### Material provided
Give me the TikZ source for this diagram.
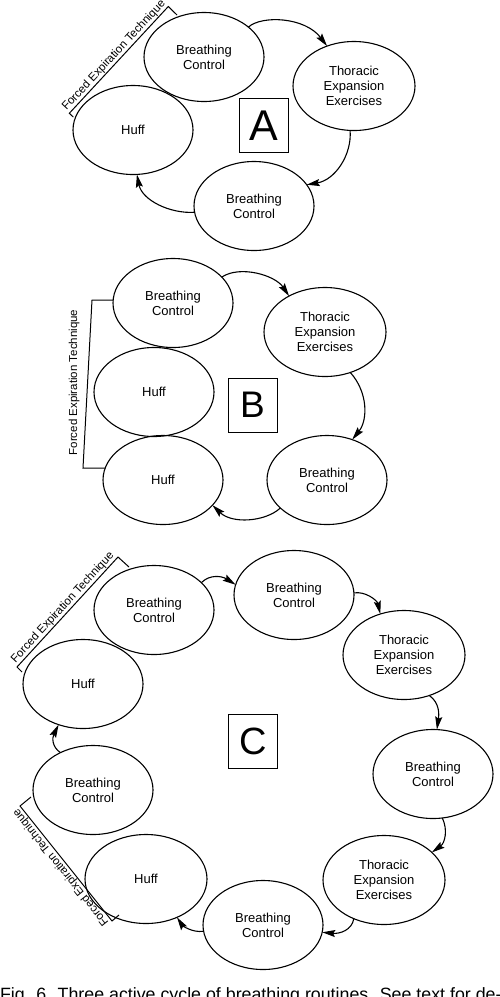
\documentclass[tikz,border=0pt]{standalone}
\usepackage{fontspec}
\setmainfont{Liberation Sans}
\usetikzlibrary{shapes.geometric,arrows.meta}
\newlength{\du}
\setlength{\du}{10pt}
\tikzset{
  stage/.style={ellipse,draw=dialinecolor,line width=0.11\du,inner sep=0pt,outer sep=0pt,
    minimum width=12\du,minimum height=8.9\du,align=center,text=dialinecolor,
    font=\fontsize{13}{15}\selectfont},
  wide stage/.style={stage,minimum width=12.2\du},
  routine/.style={draw=dialinecolor,line width=0.1\du,inner sep=0pt,outer sep=0pt,
    minimum width=4.9\du,minimum height=5.4\du,text=dialinecolor},
  cycle arrow/.style={draw=dialinecolor,line width=0.11\du,-{Stealth[length=13pt,width=7pt,inset=2pt]}},
  fet bracket/.style={draw=dialinecolor,line width=0.1\du},
  fet label/.style={anchor=base,inner sep=0pt,outer sep=0pt,text=dialinecolor,
    font=\fontsize{11.5}{13}\selectfont}
}
\begin{document}
\begin{tikzpicture}[even odd rule]
\pgftransformxscale{1.000000}
\pgftransformyscale{-1.000000}
\definecolor{dialinecolor}{rgb}{0.000000, 0.000000, 0.000000}
\pgfsetstrokecolor{dialinecolor}
\definecolor{diafillcolor}{rgb}{1.000000, 1.000000, 1.000000}
\pgfsetfillcolor{diafillcolor}
\pgfsetlinewidth{0.100000\du}
\path[use as bounding box,fill=diafillcolor] (0.000000\du,0.000000\du) rectangle (50.000000\du,99.700000\du);
% routine A
\node[stage] (bcA1) at (20.400000\du,5.700000\du){Breathing\\Control};
\node[wide stage] (thA) at (35.400000\du,8.600000\du){Thoracic\\Expansion\\Exercises};
\node[stage] (huffA) at (13.300000\du,13.000000\du){Huff};
\node[stage] (bcA2) at (25.400000\du,20.600000\du){Breathing\\Control};
\node[routine,font=\fontsize{43}{43}\selectfont] (boxA) at (26.400000\du,12.550000\du){A};
\draw[cycle arrow] (bcA1.34) .. controls (26.200000\du,1.500000\du) and (30.500000\du,1.700000\du) .. (thA.124);
\draw[cycle arrow] (thA.265) .. controls (35.200000\du,15.500000\du) and (33.500000\du,18.000000\du) .. (bcA2.22);
\draw[cycle arrow] (bcA2.186) .. controls (17.000000\du,21.400000\du) and (14.200000\du,20.000000\du) .. (huffA.275);
\draw[fet bracket] (7.340000\du,11.710000\du)--(6.930000\du,11.330000\du)--(16.830000\du,0.650000\du)--(17.700000\du,1.500000\du);
\node[fet label,rotate=47.2] (fetA) at (11.620000\du,5.750000\du){Forced Expiration Technique};
% routine B
\node[stage] (bcB1) at (17.300000\du,30.300000\du){Breathing\\Control};
\node[wide stage] (thB) at (32.500000\du,33.200000\du){Thoracic\\Expansion\\Exercises};
\node[stage] (huffB1) at (15.400000\du,39.200000\du){Huff};
\node[stage] (huffB2) at (16.300000\du,48.000000\du){Huff};
\node[stage] (bcB2) at (32.700000\du,48.000000\du){Breathing\\Control};
\node[routine,font=\fontsize{37}{37}\selectfont] (boxB) at (25.250000\du,40.500000\du){B};
\draw[cycle arrow] (bcB1.28) .. controls (24.000000\du,26.500000\du) and (27.500000\du,27.500000\du) .. (thB.135);
\draw[cycle arrow] (thB.302) .. controls (36.800000\du,39.200000\du) and (36.800000\du,42.000000\du) .. (bcB2.58);
\draw[cycle arrow] (bcB2.211) .. controls (26.500000\du,52.200000\du) and (23.200000\du,52.400000\du) .. (huffB2.333);
\draw[fet bracket] (11.300000\du,30.000000\du)--(9.200000\du,30.000000\du)--(8.300000\du,46.800000\du)--(10.500000\du,46.800000\du);
\node[fet label,rotate=90] (fetB) at (7.700000\du,38.250000\du){Forced Expiration Technique};
% routine C
\node[stage] (bcC1) at (15.400000\du,61.000000\du){Breathing\\Control};
\node[stage] (bcC2) at (29.400000\du,59.500000\du){Breathing\\Control};
\node[wide stage] (thC1) at (40.400000\du,65.500000\du){Thoracic\\Expansion\\Exercises};
\node[stage] (huffC1) at (8.300000\du,68.400000\du){Huff};
\node[routine,font=\fontsize{38}{38}\selectfont] (boxC) at (25.300000\du,74.100000\du){C};
\node[stage] (bcC3) at (43.300000\du,77.400000\du){Breathing\\Control};
\node[stage] (bcC4) at (9.300000\du,79.000000\du){Breathing\\Control};
\node[wide stage] (huffC2) at (14.600000\du,87.900000\du){Huff};
\node[wide stage] (thC2) at (38.400000\du,88.000000\du){Thoracic\\Expansion\\Exercises};
\node[stage] (bcC5) at (26.300000\du,92.500000\du){Breathing\\Control};
\draw[cycle arrow] (bcC1.30) .. controls (21.000000\du,57.400000\du) and (22.200000\du,57.600000\du) .. (bcC2.170);
\draw[cycle arrow] (bcC2.2) .. controls (36.500000\du,59.100000\du) and (37.700000\du,60.000000\du) .. (thC1.120);
\draw[cycle arrow] (thC1.302) .. controls (44.000000\du,70.300000\du) and (43.900000\du,71.500000\du) .. (bcC3.85);
\draw[cycle arrow] (bcC3.282) .. controls (44.800000\du,83.000000\du) and (44.500000\du,84.300000\du) .. (thC2.30);
\draw[cycle arrow] (thC2.232) .. controls (35.200000\du,93.000000\du) and (34.000000\du,93.400000\du) .. (bcC5.353);
\draw[cycle arrow] (bcC5.186) .. controls (19.200000\du,93.300000\du) and (18.200000\du,92.500000\du) .. (huffC2.309);
\draw[cycle arrow] (bcC4.131) .. controls (5.200000\du,74.700000\du) and (5.200000\du,73.800000\du) .. (huffC1.239);
\draw[fet bracket] (2.200000\du,67.200000\du)--(1.700000\du,66.700000\du)--(11.800000\du,55.700000\du)--(12.900000\du,56.700000\du);
\node[fet label,rotate=47.4] (fetC1) at (6.490000\du,60.960000\du){Forced Expiration Technique};
\draw[fet bracket] (3.100000\du,79.700000\du)--(2.000000\du,80.600000\du)--(11.200000\du,92.100000\du)--(11.900000\du,91.500000\du);
\node[fet label,rotate=128.7] (fetC2) at (6.330000\du,86.570000\du){Forced Expiration Technique};
% setfont left to latex
\node[anchor=base west,inner sep=0pt,outer sep=0pt,text=dialinecolor,font=\fontsize{17.8}{20}\selectfont] (caption) at (0.000000\du,100.000000\du){Fig. 6. Three active cycle of breathing routines. See text for de-};
\end{tikzpicture}
\end{document}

### Task
From the listing, extract all text exactly as given and drop any picture.

### Full output
Give me the TikZ source for this diagram.
\documentclass[tikz,border=0pt]{standalone}
\usepackage{fontspec}
\setmainfont{Liberation Sans}
\usetikzlibrary{shapes.geometric,arrows.meta}
\newlength{\du}
\setlength{\du}{10pt}
\tikzset{
  stage/.style={ellipse,draw=dialinecolor,line width=0.11\du,inner sep=0pt,outer sep=0pt,
    minimum width=12\du,minimum height=8.9\du,align=center,text=dialinecolor,
    font=\fontsize{13}{15}\selectfont},
  wide stage/.style={stage,minimum width=12.2\du},
  routine/.style={draw=dialinecolor,line width=0.1\du,inner sep=0pt,outer sep=0pt,
    minimum width=4.9\du,minimum height=5.4\du,text=dialinecolor},
  cycle arrow/.style={draw=dialinecolor,line width=0.11\du,-{Stealth[length=13pt,width=7pt,inset=2pt]}},
  fet bracket/.style={draw=dialinecolor,line width=0.1\du},
  fet label/.style={anchor=base,inner sep=0pt,outer sep=0pt,text=dialinecolor,
    font=\fontsize{11.5}{13}\selectfont}
}
\begin{document}
\begin{tikzpicture}[even odd rule]
\pgftransformxscale{1.000000}
\pgftransformyscale{-1.000000}
\definecolor{dialinecolor}{rgb}{0.000000, 0.000000, 0.000000}
\pgfsetstrokecolor{dialinecolor}
\definecolor{diafillcolor}{rgb}{1.000000, 1.000000, 1.000000}
\pgfsetfillcolor{diafillcolor}
\pgfsetlinewidth{0.100000\du}
\path[use as bounding box,fill=diafillcolor] (0.000000\du,0.000000\du) rectangle (50.000000\du,99.700000\du);
% routine A
\node[stage] (bcA1) at (20.400000\du,5.700000\du){Breathing\\Control};
\node[wide stage] (thA) at (35.400000\du,8.600000\du){Thoracic\\Expansion\\Exercises};
\node[stage] (huffA) at (13.300000\du,13.000000\du){Huff};
\node[stage] (bcA2) at (25.400000\du,20.600000\du){Breathing\\Control};
\node[routine,font=\fontsize{43}{43}\selectfont] (boxA) at (26.400000\du,12.550000\du){A};
\draw[cycle arrow] (bcA1.34) .. controls (26.200000\du,1.500000\du) and (30.500000\du,1.700000\du) .. (thA.124);
\draw[cycle arrow] (thA.265) .. controls (35.200000\du,15.500000\du) and (33.500000\du,18.000000\du) .. (bcA2.22);
\draw[cycle arrow] (bcA2.186) .. controls (17.000000\du,21.400000\du) and (14.200000\du,20.000000\du) .. (huffA.275);
\draw[fet bracket] (7.340000\du,11.710000\du)--(6.930000\du,11.330000\du)--(16.830000\du,0.650000\du)--(17.700000\du,1.500000\du);
\node[fet label,rotate=47.2] (fetA) at (11.620000\du,5.750000\du){Forced Expiration Technique};
% routine B
\node[stage] (bcB1) at (17.300000\du,30.300000\du){Breathing\\Control};
\node[wide stage] (thB) at (32.500000\du,33.200000\du){Thoracic\\Expansion\\Exercises};
\node[stage] (huffB1) at (15.400000\du,39.200000\du){Huff};
\node[stage] (huffB2) at (16.300000\du,48.000000\du){Huff};
\node[stage] (bcB2) at (32.700000\du,48.000000\du){Breathing\\Control};
\node[routine,font=\fontsize{37}{37}\selectfont] (boxB) at (25.250000\du,40.500000\du){B};
\draw[cycle arrow] (bcB1.28) .. controls (24.000000\du,26.500000\du) and (27.500000\du,27.500000\du) .. (thB.135);
\draw[cycle arrow] (thB.302) .. controls (36.800000\du,39.200000\du) and (36.800000\du,42.000000\du) .. (bcB2.58);
\draw[cycle arrow] (bcB2.211) .. controls (26.500000\du,52.200000\du) and (23.200000\du,52.400000\du) .. (huffB2.333);
\draw[fet bracket] (11.300000\du,30.000000\du)--(9.200000\du,30.000000\du)--(8.300000\du,46.800000\du)--(10.500000\du,46.800000\du);
\node[fet label,rotate=90] (fetB) at (7.700000\du,38.250000\du){Forced Expiration Technique};
% routine C
\node[stage] (bcC1) at (15.400000\du,61.000000\du){Breathing\\Control};
\node[stage] (bcC2) at (29.400000\du,59.500000\du){Breathing\\Control};
\node[wide stage] (thC1) at (40.400000\du,65.500000\du){Thoracic\\Expansion\\Exercises};
\node[stage] (huffC1) at (8.300000\du,68.400000\du){Huff};
\node[routine,font=\fontsize{38}{38}\selectfont] (boxC) at (25.300000\du,74.100000\du){C};
\node[stage] (bcC3) at (43.300000\du,77.400000\du){Breathing\\Control};
\node[stage] (bcC4) at (9.300000\du,79.000000\du){Breathing\\Control};
\node[wide stage] (huffC2) at (14.600000\du,87.900000\du){Huff};
\node[wide stage] (thC2) at (38.400000\du,88.000000\du){Thoracic\\Expansion\\Exercises};
\node[stage] (bcC5) at (26.300000\du,92.500000\du){Breathing\\Control};
\draw[cycle arrow] (bcC1.30) .. controls (21.000000\du,57.400000\du) and (22.200000\du,57.600000\du) .. (bcC2.170);
\draw[cycle arrow] (bcC2.2) .. controls (36.500000\du,59.100000\du) and (37.700000\du,60.000000\du) .. (thC1.120);
\draw[cycle arrow] (thC1.302) .. controls (44.000000\du,70.300000\du) and (43.900000\du,71.500000\du) .. (bcC3.85);
\draw[cycle arrow] (bcC3.282) .. controls (44.800000\du,83.000000\du) and (44.500000\du,84.300000\du) .. (thC2.30);
\draw[cycle arrow] (thC2.232) .. controls (35.200000\du,93.000000\du) and (34.000000\du,93.400000\du) .. (bcC5.353);
\draw[cycle arrow] (bcC5.186) .. controls (19.200000\du,93.300000\du) and (18.200000\du,92.500000\du) .. (huffC2.309);
\draw[cycle arrow] (bcC4.131) .. controls (5.200000\du,74.700000\du) and (5.200000\du,73.800000\du) .. (huffC1.239);
\draw[fet bracket] (2.200000\du,67.200000\du)--(1.700000\du,66.700000\du)--(11.800000\du,55.700000\du)--(12.900000\du,56.700000\du);
\node[fet label,rotate=47.4] (fetC1) at (6.490000\du,60.960000\du){Forced Expiration Technique};
\draw[fet bracket] (3.100000\du,79.700000\du)--(2.000000\du,80.600000\du)--(11.200000\du,92.100000\du)--(11.900000\du,91.500000\du);
\node[fet label,rotate=128.7] (fetC2) at (6.330000\du,86.570000\du){Forced Expiration Technique};
% setfont left to latex
\node[anchor=base west,inner sep=0pt,outer sep=0pt,text=dialinecolor,font=\fontsize{17.8}{20}\selectfont] (caption) at (0.000000\du,100.000000\du){Fig. 6. Three active cycle of breathing routines. See text for de-};
\end{tikzpicture}
\end{document}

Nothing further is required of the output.